Now, I don’t see how this is anything but a way for the MWC to protect its new member and stick it to TCU — an outgoing member who jumped ship to an automatic qualifying conference. Clearly, playing at home gives Boise a significant advantage. You have to consider what the MWC would rather have — an undefeated Boise State, which will be in the league seemingly for the long haul, or an unbeaten TCU, which will no longer have allegiance to the conference after 2011.

The move seems clear as day to me. MWC commissioner Craig Thomspon is certainly aware that the last time Boise State lost at home in the regular season was 2001.

By the way, the Mountain West decided not to expand following a two-day meeting of its Board of Directors in Las Vegas. There were reports that Utah State was given an invite, and San Jose State was also mentioned as a potential future member so the league could have 12 schools. Those programs really added little value to the Mountain West, though. So while the league will have no championship game in the foreseeable future, it can still focus on trying to get an automatic BCS bid when the BCS contract runs out. I’ve mentioned in the past that while the new MWC will not be as strong without TCU, Utah and BYU, the additions of Boise State, Nevada, Fresno State and Hawaii will still keep the league solid.

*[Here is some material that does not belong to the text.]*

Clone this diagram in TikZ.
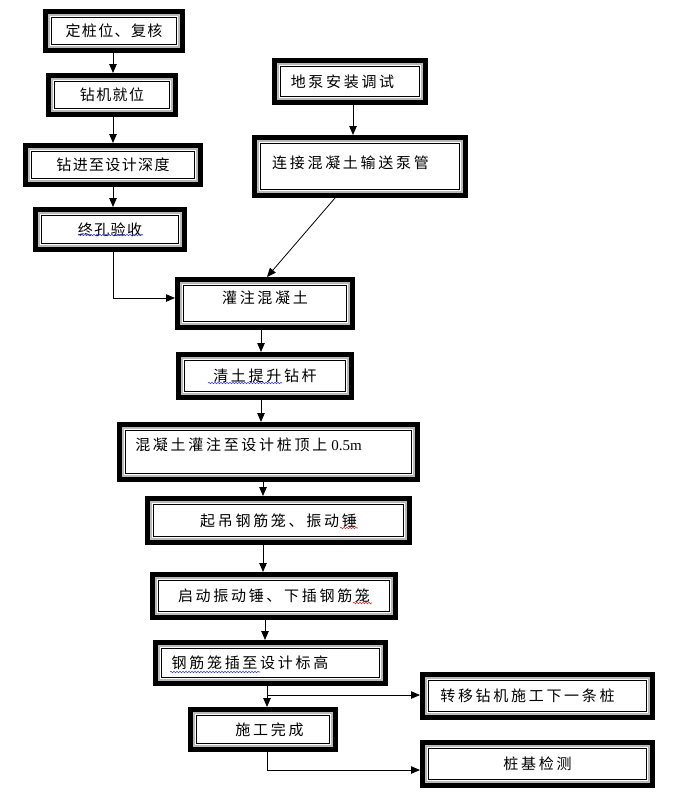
\documentclass[tikz,border=0pt]{standalone}
\usepackage{fontspec}
\setmainfont{Liberation Serif}
\newfontfamily\cjk[LetterSpace=18]{Noto Sans CJK SC}
\newfontfamily\cjkt[LetterSpace=9]{Noto Sans CJK SC}
\newfontfamily\lat{Liberation Serif}
\usetikzlibrary{arrows.meta,decorations.pathmorphing}
\tikzset{
  pbox/.style={draw=black, line width=5pt, fill=white, inner sep=0pt,
    font=\cjk\fontsize{15}{18}\selectfont,
    path picture={
      \draw[line width=1.5pt, gray!55]
        ([shift={(3.6pt,-3.6pt)}]path picture bounding box.north west) rectangle
        ([shift={(-3.6pt,3.6pt)}]path picture bounding box.south east);
      \draw[line width=0.8pt, black]
        ([shift={(5.8pt,-5.8pt)}]path picture bounding box.north west) rectangle
        ([shift={(-5.8pt,5.8pt)}]path picture bounding box.south east);
    }},
  tight/.style={font=\cjkt\fontsize{15}{18}\selectfont},
  arr/.style={line width=0.8pt, -{Triangle[width=7.5pt,length=9pt]}},
  wavyb/.style={draw={rgb,255:red,60;green,60;blue,220}, line width=0.6pt, decorate,
    decoration={snake, segment length=3pt, amplitude=0.7pt}},
  wavyr/.style={draw={rgb,255:red,225;green,40;blue,40}, line width=0.6pt, decorate,
    decoration={snake, segment length=3pt, amplitude=0.7pt}},
}
\begin{document}
\begin{tikzpicture}[x=1pt, y=-1pt]
\fill[white] (0,0) rectangle (700,798);
\useasboundingbox (0,0) rectangle (700,798);

\node[pbox, tight, minimum width=137pt, minimum height=39pt] (b1) at (114,31) {定桩位、复核};
\node[pbox, tight, minimum width=127pt, minimum height=39pt] (b2) at (112,95) {钻机就位};
\node[pbox, tight, minimum width=175pt, minimum height=39pt] (b3) at (113,165) {钻进至设计深度};
\node[pbox, tight, minimum width=149pt, minimum height=40pt] (b4) at (110,229.5) {终孔验收};
\node[pbox, minimum width=151pt, minimum height=42pt] (b5) at (350,81.5) {地泵安装调试\hspace*{15pt}};
\node[pbox, minimum width=211pt, minimum height=58pt] (b6) at (360,166.5) {\raisebox{9pt}{连接混凝土输送泵管\hspace*{19pt}}};
\node[pbox, minimum width=175pt, minimum height=48pt] (b7) at (265,303.5) {\raisebox{13pt}{灌注混凝土}};
\node[pbox, minimum width=173pt, minimum height=43pt] (b8) at (265,376) {清土提升钻杆};
\node[pbox, minimum width=298pt, minimum height=55pt] (b9) at (268.5,452) {\raisebox{16pt}{混凝土灌注至设计桩顶上\hspace*{4pt}{\lat 0.5m}\hspace*{40pt}}};
\node[pbox, minimum width=262pt, minimum height=44pt] (b10) at (278.5,520.5) {起吊钢筋笼、振动锤};
\node[pbox, minimum width=243pt, minimum height=43pt] (b11) at (274,596) {启动振动锤、下插钢筋笼};
\node[pbox, minimum width=230pt, minimum height=41pt] (b12) at (270.5,663) {钢筋笼插至设计标高\hspace*{41pt}};
\node[pbox, minimum width=230pt, minimum height=43pt] (b13) at (537.5,696) {转移钻机施工下一条桩\hspace*{20pt}};
\node[pbox, minimum width=145pt, minimum height=40pt] (b14) at (263,729.5) {\hspace*{13pt}施工完成};
\node[pbox, minimum width=230pt, minimum height=43pt] (b15) at (537.5,764) {桩基检测};

\draw[arr] (b1.south -| 113,0) -- (b2.north -| 113,0);
\draw[arr] (b2.south -| 113,0) -- (b3.north -| 113,0);
\draw[arr] (b3.south -| 113,0) -- (b4.north -| 113,0);
\draw[arr] (b4.south -| 113,0) |- (b7.west |- 0,298);
\draw[arr] (b5.south -| 353,0) -- (b6.north -| 353,0);
\draw[arr] (b6.south -| 335,0) -- (b7.north -| 267,0);
\draw[arr] (b7.south -| 261,0) -- (b8.north -| 261,0);
\draw[arr] (b8.south -| 261,0) -- (b9.north -| 261,0);
\draw[arr] (b9.south -| 263,0) -- (b10.north -| 263,0);
\draw[arr] (b10.south -| 263,0) -- (b11.north -| 263,0);
\draw[arr] (b11.south -| 265,0) -- (b12.north -| 265,0);
\draw[arr] (b12.south -| 267,0) -- (b14.north -| 267,0);
\coordinate (br) at (267,695);
\draw[arr] (br) -- (b13.west |- br);
\draw[arr] (b14.south -| 267,0) |- (b15.west |- 0,770);

\draw[wavyb] (78,235) -- (143,235);
\draw[wavyb] (208,383) -- (282,383);
\draw[wavyr] (340,528) -- (358,528);
\draw[wavyr] (353,603) -- (372,603);
\draw[wavyb] (170,672) -- (260,672);
\end{tikzpicture}
\end{document}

Speaking of TCU and the Big East, the Horned Frogs will be the league’s ninth member. But which school will be the tenth? Villanova is still determining whether it will move up to the FBS level, and that process is expected to be completed in April. Big East commissioner John Marinatto will not wait on ‘Nova, however. The league originally had hoped for an answer from the school by the end of 2010, but the FCS member wanted more time to study the finances of major college football. Marinatto certainly will act in the league’s best interest, but I do expect the Wildcats to eventually move up. The program is solid and I think it could be a nice little addition to the league. However, I still think Central Florida would be a real good get — it would give South Florida an in-state partner and the Knights are ready for such a move, whereas Villanova would need a few years to get up to FBS qualifying standards anyway. Would the Big East consider adding a team such as UCF now before examining Villanova and another school in the near future to eventually get to 12 and get a league title game? It’s something that Marinatto and the league may want to consider.

An update on the Iowa hospital scare we heard about on Tuesday. The 12 players admitted Monday night are reportedly being treated for exertional rhabdomyolysis, a condition often caused by extreme exercise that can produce damage to the kidneys in serious situations. The team had been going through their winter workouts — permitted under NCAA rules. All the players should be fine, however. According to The Cedar Rapids Gazette, players recently participated in lower-body drills that included a series of 100 squats followed by sled work — a workout the team has used in the past, according to the report. This condition causes muscle soreness and turns urine brown. There was a similar outbreak last summer with a high school football team in Oregon, a situation caused when the team picked up the pace in its training regimen, which could also be the case with the Iowa players. The identities of the hospitalized players remain unknown, and Iowa athletic director Gary Barta says the school will investigate the situation. Again, the players are stable and nothing serious should come out of this — with the exception being the program will investigate why this occurred so it won’t happen again. And if I was head coach Kirk Ferentz, I would make sure I came back from my recruiting trip ASAP.

On the recruiting trail…If production issues get ironed out, I will have a special National Signing Day edition of the On The Quad podcast coming soon. The big day is Feb. 2, and all of the major-college powers we’re used to seeing — Alabama, Texas, USC, Florida State, etc. — are looking to comprise Top 5 classes. I still think Jimbo Fisher and the Seminoles will check in only behind Alabama and Texas when all is said and done.